As highlighted in previous posts, there are a myriad of issues that should be taken into account before a binding death benefit nomination (BDBN) will be held to be valid (see for example - http://blog.viewlegal.com.au/2012/02/superannuation-and-binding-death.html, http://blog.viewlegal.com.au/2014/03/death-benefit-nominations-read-deed.html, http://blog.viewlegal.com.au/2014/03/double-entrenching-binding-nominations.html).
One issue that can arise is whether a BDBN can apply to specific assets, as opposed to simply nominating a percentage of total assets, which is the standard approach for most nominations.
The generally accepted position seems to be that given there is nothing in the superannuation legislation that prevents distributing specific assets under a BDBN, so long as the trust deed for the fund does not prohibit it, the approach is permissible.

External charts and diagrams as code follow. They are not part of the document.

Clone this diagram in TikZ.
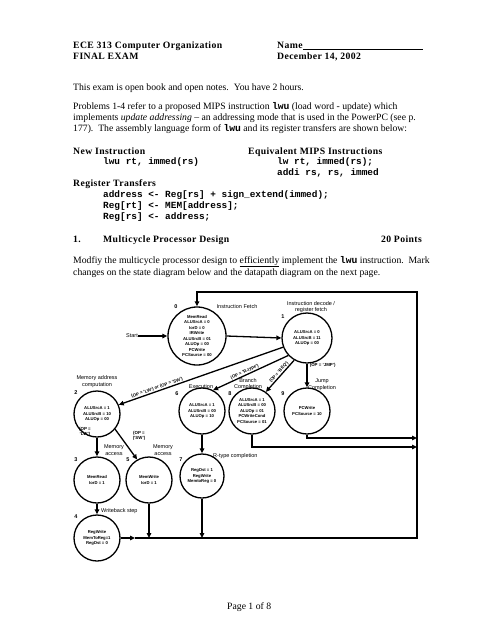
\documentclass[tikz,border=0pt]{standalone}
\usepackage{fontspec}
\setmainfont{Liberation Serif}
\setsansfont{Liberation Sans}
\setmonofont{Liberation Mono}
\newfontfamily\hdfont[LetterSpace=4]{Liberation Serif}
\usetikzlibrary{arrows.meta}
\begin{document}
\begin{tikzpicture}[x=1pt,y=-1pt,
  txt/.style={anchor=base west,inner sep=0,font=\fontsize{9.7}{11}\selectfont},
  hd/.style={anchor=base west,inner sep=0,font=\hdfont\bfseries\fontsize{9.7}{11}\selectfont},
  code/.style={anchor=base west,inner sep=0,font=\ttfamily\bfseries\fontsize{9.4}{11}\selectfont},
  state/.style={circle,draw,line width=1.3pt,inner sep=0,minimum size=46pt,align=center,font=\sffamily\bfseries\fontsize{4.2}{5.5}\selectfont},
  num/.style={font=\sffamily\bfseries\fontsize{5.5}{6}\selectfont,inner sep=0},
  lbl/.style={font=\sffamily\fontsize{5.5}{6.4}\selectfont,inner sep=0,align=center},
  cond/.style={font=\sffamily\bfseries\fontsize{4.4}{5.6}\selectfont,inner sep=0.6pt,align=center},
  wire/.style={line width=1.3pt},
  arr/.style={line width=1.3pt,-{Triangle[length=5pt,width=4.5pt]}},
]
\fill[white] (0,0) rectangle (495,640);
\useasboundingbox (0,0) rectangle (495,640);

% ---- page text ----
\node[hd] (t1) at (73,48) {ECE 313 Computer Organization};
\node[hd] (t2) at (277,48) {Name};
\draw[line width=0.5pt] (t2.base east) ++(0,1.5) -- (423,49.5);
\node[hd] (t3) at (73,59) {FINAL EXAM};
\node[hd] (t4) at (277,59) {December 14, 2002};
\node[txt] (t5) at (73,90) {This exam is open book and open notes.\ \ You have 2 hours.};
\node[txt] (t6) at (73,109) {Problems 1-4 refer to a proposed MIPS instruction {\ttfamily\bfseries lwu} (load word - update) which};
\node[txt] (t7) at (73,120.5) {implements \textit{update addressing} -- an addressing mode that is used in the PowerPC (see p.};
\node[txt] (t8) at (73,131.5) {177).\ \ The assembly language form of {\ttfamily\bfseries lwu} and its register transfers are shown below:};
\node[hd] (t9) at (73,154) {New Instruction};
\node[hd] (t10) at (248,154) {Equivalent MIPS Instructions};
\node[code] (t11) at (103,164.5) {lwu rt, immed(rs)};
\node[code] (t12) at (277,164.5) {lw rt, immed(rs);};
\node[code] (t13) at (277,175.5) {addi rs, rs, immed};
\node[hd] (t14) at (73,186.5) {Register Transfers};
\node[code] (t15) at (103,197.5) {address <- Reg[rs] + sign\_extend(immed);};
\node[code] (t16) at (103,208.5) {Reg[rt] <- MEM[address];};
\node[code] (t17) at (103,219.5) {Reg[rs] <- address;};
\node[hd] (t18) at (73,242) {1.};
\node[hd] (t19) at (103,242) {Multicycle Processor Design};
\node[hd,anchor=base east] (t20) at (422,242) {20 Points};
\node[txt] (t21) at (73,263) {Modfiy the multicycle processor design to \underline{efficiently} implement the {\ttfamily\bfseries lwu} instruction.\ \ Mark};
\node[txt] (t22) at (73,275) {changes on the state diagram below and the datapath diagram on the next page.};
\node[txt] (t23) at (227,609) {Page 1 of 8};

% ---- states ----
\node[state,minimum size=58pt] (s0) at (197,336) {MemRead\\ALUSrcA = 0\\IorD = 0\\IRWrite\\ALUSrcB = 01\\ALUOp = 00\\PCWrite\\PCSource = 00};
\node[state,minimum size=50pt] (s1) at (307,338) {ALUSrcA = 0\\ALUSrcB = 11\\ALUOp = 00};
\node[state] (s2) at (97,414) {ALUSrcA = 1\\ALUSrcB = 10\\ALUOp = 00};
\node[state] (s3) at (97,480) {MemRead\\IorD = 1};
\node[state] (s4) at (97,538) {RegWrite\\MemToReg=1\\RegDst = 0};
\node[state] (s5) at (149,480) {MemWrite\\IorD = 1};
\node[state] (s6) at (202,411) {ALUSrcA = 1\\ALUSrcB = 00\\ALUOp = 10};
\node[state,minimum size=44pt] (s7) at (202,476) {RegDst = 1\\RegWrite\\MemtoReg = 0};
\node[state] (s8) at (252,411) {ALUSrcA = 1\\ALUSrcB = 00\\ALUOp = 01\\PCWriteCond\\PCSource = 01};
\node[state] (s9) at (307,411) {PCWrite\\PCSource = 10};

% ---- state numbers ----
\node[num] (n0) at (176,307) {0};
\node[num] (n1) at (283,317) {1};
\node[num] (n2) at (76,393) {2};
\node[num] (n3) at (76,460) {3};
\node[num] (n4) at (76,517) {4};
\node[num] (n5) at (128,460) {5};
\node[num] (n6) at (177,394) {6};
\node[num] (n7) at (181,460) {7};
\node[num] (n8) at (230,394) {8};
\node[num] (n9) at (283,394) {9};

% ---- annotations ----
\node[lbl] (a0) at (237,307) {Instruction Fetch};
\node[lbl] (a1) at (311,307) {Instruction decode /\\register fetch};
\node[lbl] (a2) at (97,381.5) {Memory address\\computation};
\node[lbl] (a3) at (201,387) {Execution};
\node[lbl] (a4) at (248,384) {Branch\\Completion};
\node[lbl] (a5) at (322,384.5) {Jump\\Completion};
\node[lbl] (a6) at (114,450) {Memory\\access};
\node[lbl] (a7) at (163,450) {Memory\\access};
\node[lbl,anchor=west] (a8) at (213,456) {R-type completion};
\node[lbl,anchor=west] (a9) at (101,511) {Writeback step};
\node[lbl] (start) at (132,336) {Start};
\node[cond,anchor=west] (c9) at (309,365) {(OP = 'JMP')};
\node[cond] (c3) at (85,432) {(OP =\\'LW')};
\node[cond] (c5) at (139,436) {(OP =\\('SW')};

% ---- connectors ----
\coordinate (b1) at (135,538);
\coordinate (br) at (417,538);
\coordinate (tr) at (417,292);
\coordinate (tl) at (197,292);
\coordinate (r9) at (417,438);
\coordinate (r8) at (417,447);

\draw[arr] (start) -- (s0.west);
\draw[arr] (s0.east) -- (s1.west);
\draw[arr] (s1.201) -- node[cond,sloped,above,pos=0.76] {(OP = 'LW') or (OP = 'SW')} (s2.23);
\draw[arr] (s1.223) -- node[cond,sloped,above,pos=0.56] {(OP = 'R-type')} (s6.62);
\draw[arr] (s1.240) -- node[cond,sloped,above,pos=0.45] {(OP = 'BEQ')} (s8.54);
\draw[arr] (s1.south) -- (s9.north);
\draw[arr] (s2) -- (s3);
\draw[arr] (s2.-40) -- (s5.120);
\draw[arr] (s3) -- (s4);
\draw[arr] (s6) -- (s7);
\draw[arr] (s5.south) -- (s5.south |- s4.east);
\draw[arr] (s7.south) -- (s7.south |- s4.east);
\draw[arr] (s4.east) -- (b1);
\draw[arr] (s9.south) |- (r9);
\draw[arr] (s8.south) |- (r8);
\draw[arr,line join=miter] (b1) -- (br) -- (tr) -- (tl) -- (s0.north);
\end{tikzpicture}
\end{document}
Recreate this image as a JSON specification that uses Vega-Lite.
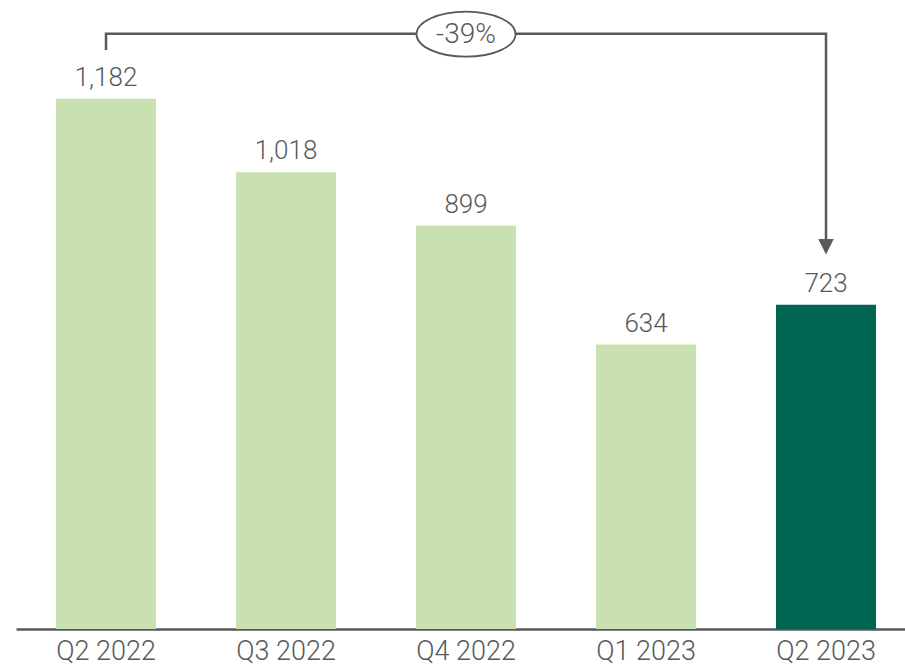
{
  "$schema": "https://vega.github.io/schema/vega-lite/v6.json",
  "autosize": "none",
  "width": 900,
  "height": 628,
  "padding": {"left": 16, "top": 1, "right": 0, "bottom": 41},
  "background": "white",
  "config": {"view": {"stroke": null}, "font": "Roboto"},
  "datasets": {
    "bars": [
      {"q": "Q2 2022", "v": 1182, "label": "1,182", "hl": "no"},
      {"q": "Q3 2022", "v": 1018, "label": "1,018", "hl": "no"},
      {"q": "Q4 2022", "v": 899, "label": "899", "hl": "no"},
      {"q": "Q1 2023", "v": 634, "label": "634", "hl": "no"},
      {"q": "Q2 2023", "v": 723, "label": "723", "hl": "yes"}
    ],
    "bracket": [
      {"q": "Q2 2022", "v": 1291, "o": 1},
      {"q": "Q2 2022", "v": 1327, "o": 2},
      {"q": "Q2 2023", "v": 1327, "o": 3},
      {"q": "Q2 2023", "v": 860, "o": 4}
    ],
    "arrow": [{"q": "Q2 2023", "v": 852}],
    "badge": [{"q": "Q4 2022", "v": 1326, "t": "-39%"}]
  },
  "encoding": {
    "x": {
      "field": "q", "type": "nominal", "sort": ["Q2 2022", "Q3 2022", "Q4 2022", "Q1 2023", "Q2 2023"],
      "scale": {"paddingInner": 0.4444, "paddingOuter": 0.2222},
      "axis": {
        "title": null, "ticks": false, "labelAngle": 0, "labelFontSize": 27,
        "labelFontWeight": 300, "labelColor": "#58595b", "labelPadding": 9,
        "domainColor": "#58595b", "domainWidth": 2.5, "grid": false
      }
    },
    "y": {
      "field": "v", "type": "quantitative",
      "scale": {"domain": [0, 1400], "nice": false},
      "axis": null
    }
  },
  "layer": [
    {
      "data": {"name": "bars"},
      "mark": {"type": "bar", "width": 100},
      "encoding": {
        "color": {
          "field": "hl", "type": "nominal",
          "scale": {"domain": ["no", "yes"], "range": ["#c9e0b0", "#006652"]},
          "legend": null
        }
      }
    },
    {
      "data": {"name": "bars"},
      "mark": {"type": "text", "dy": -13, "baseline": "alphabetic", "fontSize": 26, "fontWeight": 300, "color": "#58595b"},
      "encoding": {
        "text": {"field": "label"}
      }
    },
    {
      "data": {"name": "bracket"},
      "mark": {"type": "line", "color": "#58595b", "strokeWidth": 2.5, "interpolate": "linear"},
      "encoding": {
        "order": {"field": "o"}
      }
    },
    {
      "data": {"name": "arrow"},
      "mark": {"type": "point", "shape": "M-1,-1L1,-1L0,1Z", "size": 240, "filled": true, "color": "#58595b", "opacity": 1},
      "encoding": {}
    },
    {
      "data": {"name": "badge"},
      "mark": {"type": "point", "shape": "M-1,0C-1,-0.2513,-0.5523,-0.455,0,-0.455C0.5523,-0.455,1,-0.2513,1,0C1,0.2513,0.5523,0.455,0,0.455C-0.5523,0.455,-1,0.2513,-1,0Z", "size": 9801, "fill": "white", "stroke": "#58595b", "strokeWidth": 1.8, "opacity": 1, "fillOpacity": 1},
      "encoding": {}
    },
    {
      "data": {"name": "badge"},
      "mark": {"type": "text", "baseline": "middle", "align": "center", "fontSize": 28, "fontWeight": 300, "color": "#58595b", "dy": 1},
      "encoding": {
        "text": {"field": "t"}
      }
    }
  ]
}
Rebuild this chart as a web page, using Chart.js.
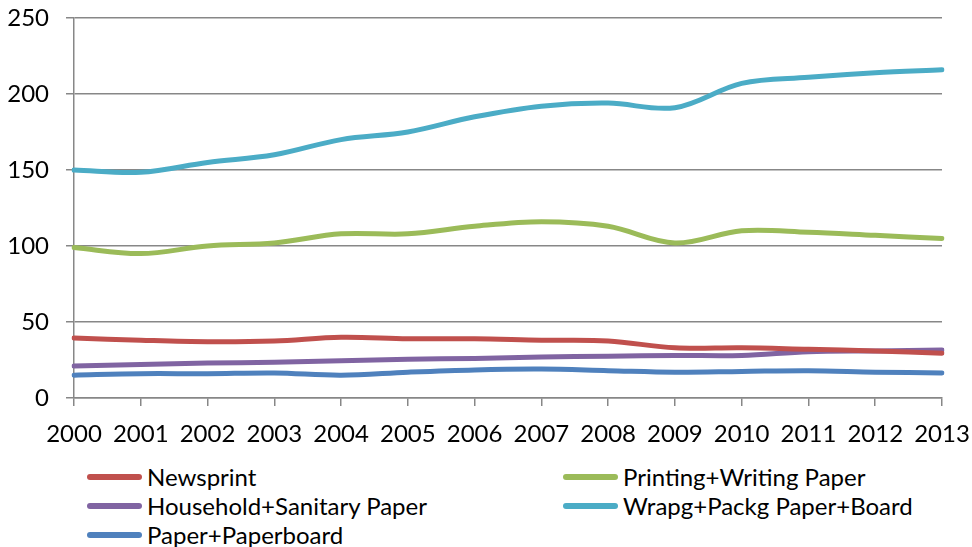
<!DOCTYPE html>
<html>
<head>
<meta charset="utf-8">
<script src="https://cdn.jsdelivr.net/npm/chart.js@4/dist/chart.umd.min.js"></script>
<style>
  body { margin: 0; background: #fff; font-family: Lato, "Open Sans", sans-serif; }
  #wrap { position: relative; width: 972px; height: 547px; overflow: hidden; }
  #chartBox { position: absolute; left: 0; top: 0; width: 972px; height: 448px; }
  #legend { position: absolute; left: 87px; top: 462px; width: 860px; }
  .item { position: absolute; display: flex; align-items: center; font-size: 24px; color: #000; white-space: nowrap; }
  .swatch { width: 55px; height: 6px; border-radius: 3px; margin-right: 5px; }
</style>
</head>
<body>
<div id="wrap">
  <div id="chartBox"><canvas id="paperChart"></canvas></div>
  <div id="legend"></div>
</div>
<script>
const years = ["2000", "2001", "2002", "2003", "2004", "2005", "2006", "2007", "2008", "2009", "2010", "2011", "2012", "2013"];

const newsprint = [39.5, 38, 37, 37.5, 40, 39, 39, 38, 37.5, 33, 33, 32, 31, 29.5];
const printingWriting = [99, 95, 100, 102, 108, 108, 113, 116, 113, 102, 110, 109, 107, 105];
const householdSanitary = [21, 22, 23, 23.5, 24.5, 25.5, 26, 27, 27.5, 28, 28, 30.5, 31, 31.5];
const wrapgPackg = [150, 148.5, 155, 160, 170, 175, 185, 192, 194, 191, 207, 211, 214, 216];
const paperboard = [15, 16, 16, 16.5, 15, 17, 18.5, 19, 18, 17, 17.5, 18, 17, 16.5];

const yTicks = [0, 50, 100, 150, 200, 250];

const series = [
  { label: "Newsprint", data: newsprint, color: "#C0504D" },
  { label: "Printing+Writing Paper", data: printingWriting, color: "#9BBB59" },
  { label: "Household+Sanitary Paper", data: householdSanitary, color: "#8064A2" },
  { label: "Wrapg+Packg Paper+Board", data: wrapgPackg, color: "#4BACC6" },
  { label: "Paper+Paperboard", data: paperboard, color: "#4F81BD" },
];

const axisGray = "#878787";
const fontFamily = "Lato, 'Open Sans', sans-serif";

const ctx = document.getElementById("paperChart").getContext("2d");

const chart = new Chart(ctx, {
  type: "line",
  data: {
    labels: years,
    datasets: series.map((s) => ({
      label: s.label,
      data: s.data,
      borderColor: s.color,
      backgroundColor: s.color,
      borderWidth: 5,
      tension: 0.35,
      pointRadius: 0,
      fill: false,
      borderCapStyle: "round",
    })),
  },
  options: {
    responsive: true,
    maintainAspectRatio: false,
    animation: false,
    layout: { padding: { top: 18, right: 30, left: 0, bottom: 0 } },
    plugins: {
      legend: { display: false },
      tooltip: { enabled: false },
    },
    scales: {
      x: {
        offset: false,
        afterFit(scale) {
          // fixed strip for the year labels, no extra side padding
          scale.height = 50;
          scale.paddingLeft = 0;
          scale.paddingRight = 0;
        },
        grid: {
          drawOnChartArea: false,
          drawTicks: true,
          tickLength: 8,
          color: axisGray,
          lineWidth: 1.5,
        },
        border: { color: axisGray, width: 1.5 },
        ticks: {
          color: "#000",
          font: { family: fontFamily, size: 24 },
          padding: 14,
          maxRotation: 0,
          autoSkip: false,
        },
      },
      y: {
        min: 0,
        max: 250,
        afterBuildTicks(scale) {
          scale.ticks = yTicks.map((v) => ({ value: v }));
        },
        afterFit(scale) {
          scale.width = 74;
          scale.paddingTop = 0;
          scale.paddingBottom = 0;
        },
        grid: {
          color: axisGray,
          lineWidth: 1.5,
          tickLength: 8,
        },
        border: { color: axisGray, width: 1.5 },
        ticks: {
          color: "#000",
          font: { family: fontFamily, size: 24 },
          padding: 17,
        },
      },
    },
  },
});

// two-column legend under the plot
const legendEl = document.getElementById("legend");
series.forEach((s, i) => {
  const item = document.createElement("div");
  item.className = "item";
  item.style.left = (i % 2 === 0 ? 0 : 476) + "px";
  item.style.top = Math.floor(i / 2) * 29 + "px";
  const sw = document.createElement("span");
  sw.className = "swatch";
  sw.style.background = s.color;
  const txt = document.createElement("span");
  txt.textContent = s.label;
  item.appendChild(sw);
  item.appendChild(txt);
  legendEl.appendChild(item);
});
</script>
</body>
</html>
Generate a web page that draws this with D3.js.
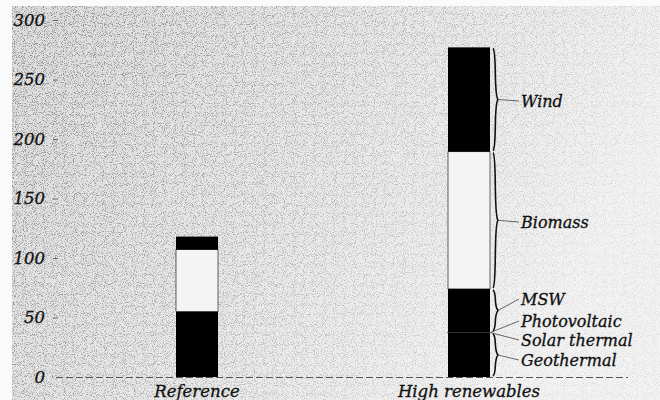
<!DOCTYPE html>
<html><head><meta charset="utf-8">
<script src="https://cdn.jsdelivr.net/npm/d3@7"></script>
<style>
html,body{margin:0;padding:0;background:#fafafa;}
text{font-family:"DejaVu Serif",serif;font-style:italic;fill:#111;stroke:#111;stroke-width:0.3px;}
</style></head>
<body>
<svg id="chart" width="660" height="400"></svg>
<script>
// ---- data ----
const categories = ["Reference", "High renewables"];
const seriesNames = ["Geothermal", "Solar thermal", "Photovoltaic", "MSW", "Biomass", "Wind"];
const geothermal   = [55, 37];
const solarThermal = [0, 0.4];
const photovoltaic = [0, 0.4];
const msw          = [0, 36.2];
const biomass      = [52, 115.3];
const wind         = [11, 87.7];
const yTicks = [0, 50, 100, 150, 200, 250, 300];
const seriesColors = ["#000", "#f4f4f4", "#f4f4f4", "#000", "#f4f4f4", "#000"];

const seriesValues = [geothermal, solarThermal, photovoltaic, msw, biomass, wind];
const table = categories.map((c, i) => {
  const row = {category: c};
  seriesNames.forEach((s, j) => row[s] = seriesValues[j][i]);
  return row;
});

const svg = d3.select("#chart");
const W = 660, H = 400;

// background: grey wash with speckle
const defs = svg.append("defs");
const grad = defs.append("linearGradient").attr("id","bg").attr("x1","0").attr("x2","1").attr("y1","0").attr("y2","0.35");
grad.append("stop").attr("offset","0").attr("stop-color","#dedede");
grad.append("stop").attr("offset","0.5").attr("stop-color","#e8e8e8");
grad.append("stop").attr("offset","1").attr("stop-color","#f3f3f3");
const mgrad = defs.append("linearGradient").attr("id","mg").attr("x1","0").attr("x2","1").attr("y1","0").attr("y2","0.35");
mgrad.append("stop").attr("offset","0").attr("stop-color","#fff");
mgrad.append("stop").attr("offset","0.55").attr("stop-color","#999");
mgrad.append("stop").attr("offset","1").attr("stop-color","#333");
defs.append("mask").attr("id","fade").append("rect").attr("x",0).attr("y",0).attr("width",W).attr("height",H).attr("fill","url(#mg)");
const filt = defs.append("filter").attr("id","noise").attr("x","0").attr("y","0").attr("width","1").attr("height","1");
filt.append("feTurbulence").attr("type","fractalNoise").attr("baseFrequency","1.1").attr("numOctaves","1").attr("seed","5").attr("result","t");
filt.append("feColorMatrix").attr("in","t").attr("type","matrix")
  .attr("values","0 0 0 0 0  0 0 0 0 0  0 0 0 0 0  5 0 0 0 -2.5");
svg.append("rect").attr("x",12).attr("y",6).attr("width",W-12).attr("height",H-6).attr("fill","url(#bg)");
svg.append("g").attr("mask","url(#fade)").append("rect").attr("x",12).attr("y",6).attr("width",W-12).attr("height",H-6)
  .attr("fill","#000").attr("opacity",0.4).attr("filter","url(#noise)");

// scales
const y = d3.scaleLinear().domain([0, 300]).range([377, 20]);
const x = d3.scalePoint().domain(categories).range([197, 469]);
const barW = 42;

// y axis
const yAxis = d3.axisLeft(y).tickValues(yTicks).tickSize(5).tickPadding(8).tickFormat(d3.format("d"));
const gy = svg.append("g").attr("transform","translate(58,0)").call(yAxis);
gy.select(".domain").remove();
gy.selectAll(".tick line").attr("stroke","#666");
gy.selectAll(".tick text").style("font-family","'DejaVu Serif',serif").style("font-style","italic")
  .style("font-size","16.5px").attr("fill","#111");
gy.selectAll(".tick").filter(d => d === 0).select("line").remove();

// baseline dashed
svg.append("line").attr("x1",56).attr("x2",628).attr("y1",y(0)+0.5).attr("y2",y(0)+0.5)
  .attr("stroke","#555").attr("stroke-width",1).attr("stroke-dasharray","7,3");

// stacked bars
const stack = d3.stack().keys(seriesNames)(table);
stack.forEach((layer, j) => {
  svg.append("g").selectAll("rect").data(layer).join("rect")
    .attr("x", d => x(d.data.category) - barW/2)
    .attr("y", d => y(d[1]))
    .attr("width", barW)
    .attr("height", d => Math.max(0, y(d[0]) - y(d[1])))
    .attr("fill", seriesColors[j])
    .attr("stroke", seriesColors[j] === "#000" ? "none" : "#000")
    .attr("stroke-width", seriesColors[j] === "#000" ? 0 : 0.6);
});

// category labels
svg.append("g").selectAll("text").data(categories).join("text")
  .attr("x", d => x(d)).attr("y", 397).attr("text-anchor","middle")
  .style("font-size","16.5px").text(d => d);

// braces + labels for High renewables
const hiLayer = name => stack[seriesNames.indexOf(name)][1];
const bx = x("High renewables") + barW/2 + 3;
function brace(y0, y1, w) {
  const m = (y0 + y1) / 2;
  return `M${bx},${y0} C${bx+w},${y0+3} ${bx+0.5},${m-5} ${bx+w+1},${m}` +
         ` C${bx+0.5},${m+5} ${bx+w},${y1-3} ${bx},${y1}`;
}
const labelX = 521;
const ann = [
  {name:"Wind", brace:true, labelY:107},
  {name:"Biomass", brace:true, labelY:228},
  {name:"MSW", brace:true, labelY:305},
  {name:"Photovoltaic", brace:false, labelY:327},
  {name:"Solar thermal", brace:false, labelY:346},
  {name:"Geothermal", brace:true, labelY:366}
];
const ag = svg.append("g");
ann.forEach(a => {
  const L = hiLayer(a.name);
  const top = y(L[1]), bot = y(L[0]);
  let tipX, tipY;
  if (a.brace) {
    ag.append("path").attr("d", brace(top+1, bot-1, 4)).attr("fill","none")
      .attr("stroke","#111").attr("stroke-width",1.6);
    tipX = bx + 5; tipY = (top + bot) / 2;
  } else {
    tipX = bx - 2; tipY = (top + bot) / 2;
  }
  ag.append("line").attr("x1", tipX).attr("y1", tipY).attr("x2", labelX - 2).attr("y2", a.labelY - 6)
    .attr("stroke","#444").attr("stroke-width",0.8);
  ag.append("text").attr("x", labelX).attr("y", a.labelY).style("font-size","16px").text(a.name);
});
</script>
</body></html>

If a specific asset BDBN is desired, it will also be necessary to ensure practical issues such as the following are addressed –
- the relevant asset must be segregated to the account of the member making the BDBN;
- compliance with all aspects of the BDBN rules under the trust deed;
- the various issues that should be factored into any BDBN, including changes in the values of assets, the wider estate plan, what is to occur if the intended recipient predeceases the person making the BDBN and the revenue consequences; and
- finally, the scenario where the asset the subject of the specific asset BDBN is sold prior to the member’s death should also be contemplated.